Van Ramsey, KSER, Everett WA, www.pullthestring.org
Great songwriting and ass-kicking musicianship!
The Shivering Denizens play with the kind of intensity that other honky-tonk bands aspire to. Lead Singer Ron Banner's lyrics are brilliant, without a hint of ever taking himself too seriously, and every song cooks from start to finish.
No blow-dried Nashville stuff here. Crank up The Shivering Denizens and start dancin'!
Review From Saving Country Music
I get lots of CD’s sent to me to review, and unfortunately I can’t review them all. And of course, a few are not worth reviewing, and I only write bad reviews in extreme cases. So I’m going to start going through my stack of CD’s regularly and at least mentioning the ones I think are good, and giving full blown reviews for the ones that really stand out.
First I want to mention a couple of folks who sent me demos. Dog Bite Harris sent me a bunch of songs with just him and a beat up guitar, and a guy who will occasionally leave comments around here, the Suicide Driver Robert Perez, now known as Junction 10 sent me some live tracks. Both of these projects had great songs, showed a lot of potential, and I hope they both take the time in the future to make full blown albums of their stuff because it’s worth it. Make sure to check out the song “Walking Sideways” on the Junction 10 MySpce, it’s good stuff.
But the CD that stood out from the crowd this time was eponymous release from The Shivering Denizens from Washington State. Man are these guys good.
The Shivering Denizens belong in Austin, TX circa 1973. They have that high energy, up-tempo feel that is full tilt honky tonk with a pinch of western-inspired swing. Think of Commander Cody with a modern day hellbilly upgrade. Sure there’s a lot of new bands popping up who want to be “real” country, but not all of them have a unique sound, and then can back it up with solid lyrics and top-notch musicianship. When you listen to the Denizens, it makes you want to say out loud, “See THIS is what I mean when I say REAL country.”
As the Denizens say, they have songs about women, songs about prison, and songs about women in prison. That pretty much sums it up. With songs like “Cell Block 69″ and “Good Times at the Gates of Hell,” if at least one of the Denizens hasn’t spent time in the pokey, I’ll eat my hat. The even have a song call “Twister,” which is about a twister . . . hitting a prison. But the repetitive theme is endearing, not annoying, though one of my favorite tracks is incarceration-free “Candidate 4 Change:”

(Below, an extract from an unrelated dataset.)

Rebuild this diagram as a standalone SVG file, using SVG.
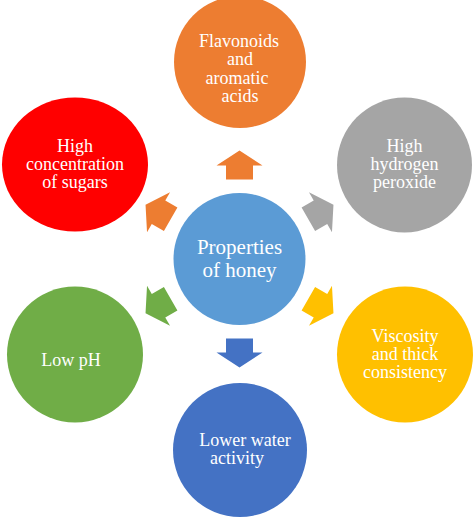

“I’m a candidate for change brother give me a dime. Help me legitimize this cardboard sign.
I’m a Vietnam Vet, I’d surely work for food. But my body’s broke I got the homeless blues.
The bank came over just to change the locks. They gave me zero down on a cardboard box.
Fed at the mission, I ain’t gonna lie. I’m gonna take the money and I’m gonna get high.”
The Denizens have played with people David Allan Coe, James Hunnicutt, and Bob Wayne. They list their influences as people like Hank Williams and George Jones, but I hear a lot of Bob Wills and Jerry Reed in there as well, with tempo and guitar tone. There is a tear squeezer on the album though, “Humptulips,” which is a great example of the maturity they approach the music with, and their Hank/George/Johnny influence.
Simply put, The Shivering Denizens are fun to listen to, and you’d be doing yourself a favor and work them into your rotation.
Oh, and an interesting side note, lead singer Ron E. Banner is also a member of the punk/metal group Zero Down.